July 2000, Stephen D’Esposito / The Corporate Ethics Monitor
Many question whether mining can be described as “sustainable.” After all, this is an industry whose core business depends on the depletion of raw natural resources. This is also an industry that consumes vast amounts of energy and produces massive quantities of waste. Of all the earth and ore disturbed for metals extraction, only a miniscule amount is actual ore. For example, in 1995 the gold industry moved and processed 72.5 million tons of rock to extract 7,235 tons of gold. The rest, 99%, was left as waste.
There are fundamental questions that need to be asked and answered about the need for gold products, especially considering the environmental impact of some types of mining operations. Demand for jewelry accounts for 85% of annual gold fabrication demand. It can take 5 to 6 tons of ore to make one gold wedding band, leaving 10,000 pounds of waste. How do we weigh the benefits of jewelry to consumers against the potential environmental and landscape impacts of new large-scale gold mines? How many new open-pit gold mines can be justified when there are such vast oversupplies of gold stocks held by governments? In cases when gold mining can lead to permanent water degradation, do the economic benefits of gold production today outweigh the environmental and economic benefits of clean water tomorrow?

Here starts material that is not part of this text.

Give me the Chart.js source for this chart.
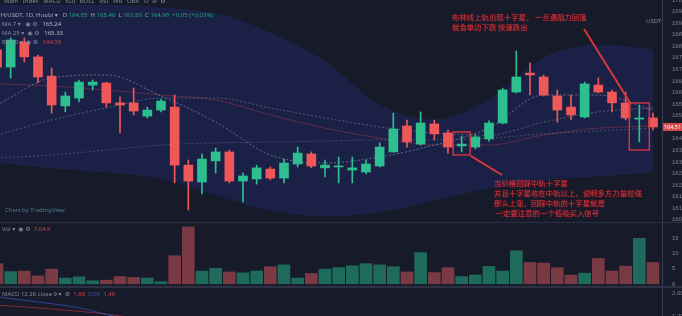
<!DOCTYPE html>
<html>
<head>
<meta charset="utf-8">
<script src="https://cdn.jsdelivr.net/npm/chart.js@4.4.1/dist/chart.umd.min.js"></script>
<style>
html, body { margin: 0; padding: 0; background: #161a29; overflow: hidden; }
#wrap { position: relative; width: 682px; height: 316px; background: #161a29; font-family: "Noto Sans", "DejaVu Sans", sans-serif; }
.pane { position: absolute; left: 0; width: 682px; }
#p1 { top: 0; height: 222px; }
#p2 { top: 223px; height: 63px; }
#p3 { top: 288px; height: 28px; }
.sep { position: absolute; left: 0; width: 682px; height: 1px; background: #2d3144; }
.t { position: absolute; font-size: 6px; line-height: 7px; white-space: nowrap; color: #858a9e; }
.g { color: #23a47c; }
.r { color: #c9444a; }
.b { color: #3d55b8; }
.note { position: absolute; color: #d6353c; font-family: "Noto Sans CJK SC", sans-serif; font-size: 7.4px; line-height: 10px; white-space: nowrap; text-shadow: 0 0 2px rgba(160, 20, 30, 0.8); }
#price { position: absolute; left: 663px; width: 19px; height: 8px; background: #d9464b; color: #fff; font-size: 5.6px; line-height: 8px; text-align: center; }
</style>
</head>
<body>
<div id="wrap">
  <div class="pane" id="p1"><canvas id="c1" width="682" height="222"></canvas></div>
  <div class="sep" style="top:222px"></div>
  <div class="pane" id="p2"><canvas id="c2" width="682" height="63"></canvas></div>
  <div class="sep" style="top:286px;height:2px"></div>
  <div class="pane" id="p3"><canvas id="c3" width="682" height="28"></canvas></div>

  <div class="t" style="left:4px;top:-2px">Main&nbsp;&nbsp; Index&nbsp;&nbsp; MACD&nbsp;&nbsp; KDJ&nbsp;&nbsp; BOLL&nbsp;&nbsp; RSI&nbsp;&nbsp; WR&nbsp;&nbsp; OBV&nbsp;&nbsp; ⊙&nbsp; ⊘&nbsp; ⚙</div>
  <div class="t" style="left:-6px;top:12px;color:#a3a7b8">ETH/USDT, 1D, Huobi ▾&nbsp;&nbsp; O <span class="g">164.85</span>&nbsp; H <span class="g">165.46</span>&nbsp; L <span class="g">163.86</span>&nbsp; C <span class="g">164.90</span>&nbsp; <span class="g">+0.05 (+0.03%)</span></div>
  <div class="t" style="left:2px;top:21px">MA 7 ▾&nbsp;&nbsp; ◉ ⚙&nbsp;&nbsp; <span style="color:#b9bcc8">165.24</span></div>
  <div class="t" style="left:2px;top:30px">MA 25 ▾&nbsp; ◉ ⚙&nbsp;&nbsp; <span style="color:#b9bcc8">165.33</span></div>
  <div class="t" style="left:2px;top:39px">BB 20 ▾&nbsp; ◉ ⚙&nbsp;&nbsp; <span class="r">164.55</span></div>
  <div class="t" style="left:646px;top:18px">USDT</div>
  <div class="t" style="left:5px;top:207px;color:#4f7f8f">Chart by TradingView</div>
  <div class="t" style="left:2px;top:226px">Vol ▾&nbsp; ◉ ⚙&nbsp; <span class="r">7.04 K</span></div>
  <div class="t" style="left:2px;top:291px">MACD 12 26 close 9 ▾&nbsp; ⚙&nbsp; <span class="r">1.68</span>&nbsp; <span class="b">0.00</span>&nbsp; <span class="r">1.46</span></div>
  <div id="price">164.51</div>

  <div class="note" style="left:452px;top:12px">布林线上轨出现十字星，&nbsp;一旦遇阻力回落<br>就会单边下跌 快速跌出</div>
  <div class="note" style="left:494px;top:178px">当价格回踩中轨十字星<br>并且十字星收在中轨以上，说明多方力量较强<br>那么上涨，回踩中轨的十字星就是<br>&nbsp;一定要注意的一个低吸买入信号</div>
</div>

<script>
// daily candles, left to right
const opens  = [167.84,167.10,168.18,167.54,166.71,165.42,165.76,166.32,166.41,165.55,165.55,164.98,165.24,165.37,162.86,162.13,163.04,163.43,162.17,162.26,162.69,162.30,162.91,163.34,162.74,162.78,162.65,162.56,162.82,163.43,164.55,163.77,164.64,164.25,163.69,163.64,163.99,164.68,166.02,166.84,166.67,165.85,165.37,164.94,166.32,166.02,165.55,164.85,164.90];
const highs  = [168.05,168.36,168.36,167.62,167.06,166.02,166.54,166.54,166.45,165.81,166.19,165.37,165.72,165.89,163.08,163.34,163.60,163.51,162.52,162.86,162.78,163.12,163.64,163.43,163.08,163.21,163.21,163.08,163.82,165.11,164.81,165.16,164.81,164.38,164.12,164.16,164.77,166.19,167.79,167.28,166.76,166.11,165.89,166.45,166.63,166.11,166.02,165.46,165.11];
const lows   = [166.89,166.63,167.32,166.41,165.11,165.16,165.59,166.11,165.37,164.25,165.03,164.90,165.16,162.09,160.92,161.61,162.52,162.09,161.27,162.04,162.22,162.09,162.78,162.74,162.35,162.09,162.09,162.48,162.78,163.43,163.64,163.73,163.95,163.38,163.43,163.56,163.90,164.64,165.98,165.89,165.85,164.72,164.81,164.90,165.98,165.16,164.81,163.86,164.38];
const closes = [167.10,168.27,167.54,166.67,165.46,165.85,166.45,166.45,165.55,165.46,165.20,165.24,165.63,162.86,162.17,163.12,163.43,162.17,162.39,162.74,162.30,162.95,163.38,162.82,162.86,162.82,162.74,162.91,163.64,164.42,163.86,164.68,164.21,163.64,163.77,164.08,164.68,166.11,166.67,166.76,165.89,165.24,165.03,166.37,166.02,165.55,164.90,164.90,164.51];
const volumes = [6.6,4.0,4.2,2.6,4.8,1.9,2.3,1.0,1.2,2.4,2.1,1.9,0.7,9.2,18.6,4.2,5.1,3.9,3.6,4.2,5.6,6.2,1.9,3.4,4.8,5.3,5.9,6.6,6.2,5.6,3.9,10.2,3.7,5.3,2.4,2.9,5.7,4.2,10.8,7.0,6.8,5.3,2.9,3.5,8.3,4.2,5.8,14.9,7.0];

// overlay lines read every 4th candle
const knots   = [0,4,8,12,16,20,24,28,32,36,40,44,48];
const bbUpper = [169.78,169.78,169.78,169.65,169.39,168.57,167.32,165.46,164.81,165.68,167.49,168.05,167.84];
const bbLower = [162.99,162.74,162.56,162.30,161.57,160.92,160.66,160.83,161.35,161.87,162.22,162.39,162.56];
const bbBasis = [166.37,166.28,166.11,165.89,165.68,165.03,164.46,164.03,163.73,163.73,164.16,164.46,164.55];
const maFast  = [165.46,166.63,166.76,165.85,164.72,163.30,162.95,163.21,163.73,164.46,165.89,165.89,165.24];
const maMid   = [164.16,164.81,165.33,165.76,165.76,165.33,164.90,164.51,164.25,164.16,164.72,165.16,165.33];
const maSlow  = [163.17,163.30,163.51,163.73,163.82,163.86,163.90,163.95,163.95,164.03,164.21,164.34,164.46];

// lower pane lines (only the start is in view)
const macdIdx  = [0,3,6,9];
const macdLine = [1.88,1.70,1.49,1.13];
const sigIdx   = [0,4,8,11];
const sigLine  = [1.59,1.45,1.27,1.06];

const xMin = 0.22, xMax = 48.66;
const upCol = '#2dbf8f', dnCol = '#ee5858';
const volUp = '#1f6b5b', volDn = '#7a3a43';

const idx = opens.map((_, i) => i);
const isUp = idx.map(i => closes[i] >= opens[i]);
const pts = (xs, ys) => xs.map((x, j) => ({ x: x, y: ys[j] }));

function xAxis() {
  return { type: 'linear', min: xMin, max: xMax, display: false, offset: false };
}
function yAxis(extra) {
  return Object.assign({
    position: 'right',
    grid: { display: false },
    border: { display: true, color: '#3a3e52', width: 1 },
    ticks: { font: { size: 6, family: 'Noto Sans' }, color: '#7c8195', padding: 2 },
    afterFit(s) { s.width = 20; s.paddingTop = 0; s.paddingBottom = 0; }
  }, extra);
}
const base = {
  responsive: false,
  animation: false,
  events: [],
  layout: { padding: 0 },
  plugins: { legend: { display: false }, tooltip: { enabled: false } }
};

const lineDs = (data, color, dash, order) => ({
  type: 'line', data: data, borderColor: color, borderWidth: 1, borderDash: dash,
  pointRadius: 0, cubicInterpolationMode: 'monotone', fill: false, order: order
});

const notes = {
  id: 'notes',
  afterDraw(chart) {
    const { ctx, scales: { x, y } } = chart;
    ctx.save();
    ctx.strokeStyle = '#d9363e';
    ctx.lineWidth = 1.4;
    // box round the doji on the middle band
    const b1x = x.getPixelForValue(34), b1t = y.getPixelForValue(highs[34]) - 4, b1b = y.getPixelForValue(lows[34]) + 3;
    ctx.strokeRect(b1x - 8.5, b1t, 17, b1b - b1t);
    // box round the doji at the top
    const b2x = x.getPixelForValue(47), b2t = y.getPixelForValue(highs[47]) - 2, b2b = y.getPixelForValue(lows[47]) + 8;
    ctx.strokeRect(b2x - 10, b2t, 20, b2b - b2t);
    ctx.lineWidth = 2;
    ctx.beginPath();
    ctx.moveTo(584, 29); ctx.lineTo(b2x - 9, b2t);
    ctx.moveTo(b1x + 9, b1b + 1); ctx.lineTo(502, 175);
    ctx.stroke();
    ctx.restore();
    const lbl = document.getElementById('price');
    lbl.style.top = (y.getPixelForValue(closes[closes.length - 1]) - 4) + 'px';
  }
};

new Chart(document.getElementById('c1'), {
  type: 'bar',
  data: {
    datasets: [
      { type: 'bar', data: idx.map(i => ({ x: i, y: [lows[i], highs[i]] })), backgroundColor: idx.map(i => isUp[i] ? upCol : dnCol),
        barThickness: 1, grouped: false, order: 1 },
      { type: 'bar', data: idx.map(i => ({ x: i, y: [Math.min(opens[i], closes[i]), Math.max(opens[i], closes[i])] })),
        backgroundColor: idx.map(i => isUp[i] ? upCol : dnCol), barThickness: 9, minBarLength: 1, grouped: false, order: 0 },
      Object.assign(lineDs(pts(knots, bbUpper), 'rgba(60,80,180,0.12)', [], 9), { fill: '+1', backgroundColor: 'rgba(40,52,150,0.27)' }),
      lineDs(pts(knots, bbLower), 'rgba(60,80,180,0.12)', [], 9),
      lineDs(pts(knots, bbBasis), 'rgba(190,60,75,0.4)', [], 8),
      lineDs(pts(knots, maFast), 'rgba(190,195,215,0.45)', [2, 2], 7),
      lineDs(pts(knots, maMid), 'rgba(190,195,215,0.35)', [2, 2], 7),
      lineDs(pts(knots, maSlow), 'rgba(170,175,200,0.3)', [2, 2], 7)
    ]
  },
  options: Object.assign({}, base, {
    scales: {
      x: xAxis(),
      y: yAxis({ min: 160.4, max: 170, ticks: { stepSize: 0.5, includeBounds: false, font: { size: 6 }, color: '#7c8195', padding: 2, callback: v => v.toFixed(2) } })
    }
  }),
  plugins: [notes]
});

new Chart(document.getElementById('c2'), {
  type: 'bar',
  data: {
    datasets: [{ data: idx.map(i => ({ x: i, y: volumes[i] })), backgroundColor: idx.map(i => isUp[i] ? volUp : volDn), barThickness: 12, grouped: false }]
  },
  options: Object.assign({}, base, {
    scales: {
      x: xAxis(),
      y: yAxis({ min: -0.7, max: 19.9, ticks: { stepSize: 5, includeBounds: false, font: { size: 6 }, color: '#7c8195', padding: 2 } })
    }
  })
});

new Chart(document.getElementById('c3'), {
  type: 'line',
  data: {
    datasets: [
      lineDs(pts(macdIdx, macdLine), 'rgba(60,85,190,0.7)', [], 1),
      lineDs(pts(sigIdx, sigLine), 'rgba(170,50,65,0.7)', [], 2)
    ]
  },
  options: Object.assign({}, base, {
    scales: {
      x: xAxis(),
      y: yAxis({ min: 1.2, max: 2.2, ticks: { stepSize: 0.4, includeBounds: false, font: { size: 6 }, color: '#7c8195', padding: 2, callback: v => v.toFixed(2) } })
    }
  })
});
</script>
</body>
</html>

The most difficult and contentious issue is likely to be where it is or is not acceptable to mine. For example, in some instances, an operation with state-of the-art environmental design should simply not be built because it is planned for a location that is not appropriate for mining. Too often, mining companies want to discuss sustainability only in terms of how to mine, not whether to mine. For any sustainability policy to be complete it must address the issues of where and when it is or is not appropriate to mine.